Microsoft Graph connectors are how your non-Microsoft systems provide data to the Microsoft cloud. There are a lot of connectors available for Microsoft Graph, as can be seen here -us/microsoftsearch/connectors-gallery. These connectors make it possible for all those data sources to input data into the Microsoft cloud, and make it available for services such as Microsoft Search. As an example, there's a connector available for MSSQL. This means that Microsoft search can now make MSSQL searchable. How neat is that?
These APIs and connectors are great. But as an organization invested in the Microsoft ecosystem, your lifeline - your data - is sitting in the cloud. You can call a bunch of APIs, but sometimes you need lots of data to do further insightful work. Maybe you're trying to write an AI model that analyzes your user's emails, for instance.
You can imagine that calling API after API under the users' delegated permission can get cumbersome very quickly. In fact, it's not going to scale at all. It's precisely to get around this problem that Microsoft Graph Data Connect exists. It allows you to work with the data in popular Azure datastores, such as Azure Data Lake or Azure Blob storage. You can then analyze that data using Azure Data Lake analytics or Azure SQL database, and really your imagination is the limit at that point.
My point is that in the back of your mind, you might be thinking that for bulk data processing, there must be some kind of controls built inside of Microsoft Graph Data Connect. After all, you don't want anybody reading just anybody's email; you want some controls on this ecosystem. Random access would entirely defeat the purpose of consent. You'll be glad to know that Microsoft Graph Data Connect has a lot of controls built in so an administrator can set up various rules, and exceptions that define exactly what data is exposed when using Microsoft Graph Data Connect.
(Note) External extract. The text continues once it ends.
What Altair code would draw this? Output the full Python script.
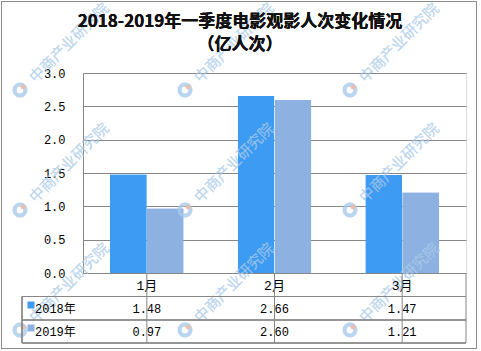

A very large and key part of Microsoft Graph are the APIs that it exposes. These APIs are protected by the Microsoft identity platform. To understand how you call these APIs, you must have a basic understanding of how APIs work in the Microsoft identity platform.
These APIs are accessible using standard OpenID Connect mechanisms. This means that in order to access this API, you have to pass in an access token. The access token is a string you pass into the Authorization header in your HTTP request to the API. It typically has a whole bunch of information, such as the validity, who it was issued to, a signature, and much more.
Reading all users' emails is something that a background process, such as a daemon or a CRON job, would do. Here, the user's identity isn't important, but the application's identity is important. However, if I say that I wish to read the logged-in users' emails, I must know who the logged in users are.
Before I move off the topic of permissions, there's one more important thing for you to know, and that's the concept of effective permissions. As the name suggests, effective permissions are the permissions that your app has when it makes a request to an API. But there's a key difference in how effective permissions work in delegated permissions and application permissions.
For delegated permissions, the effective permissions of your app are the least privileged intersection of the delegated permissions that the app has been granted by consent and of the privileges of the currently signed in user. In other words, your app when using delegated permissions will never have more privileges than the signed in user.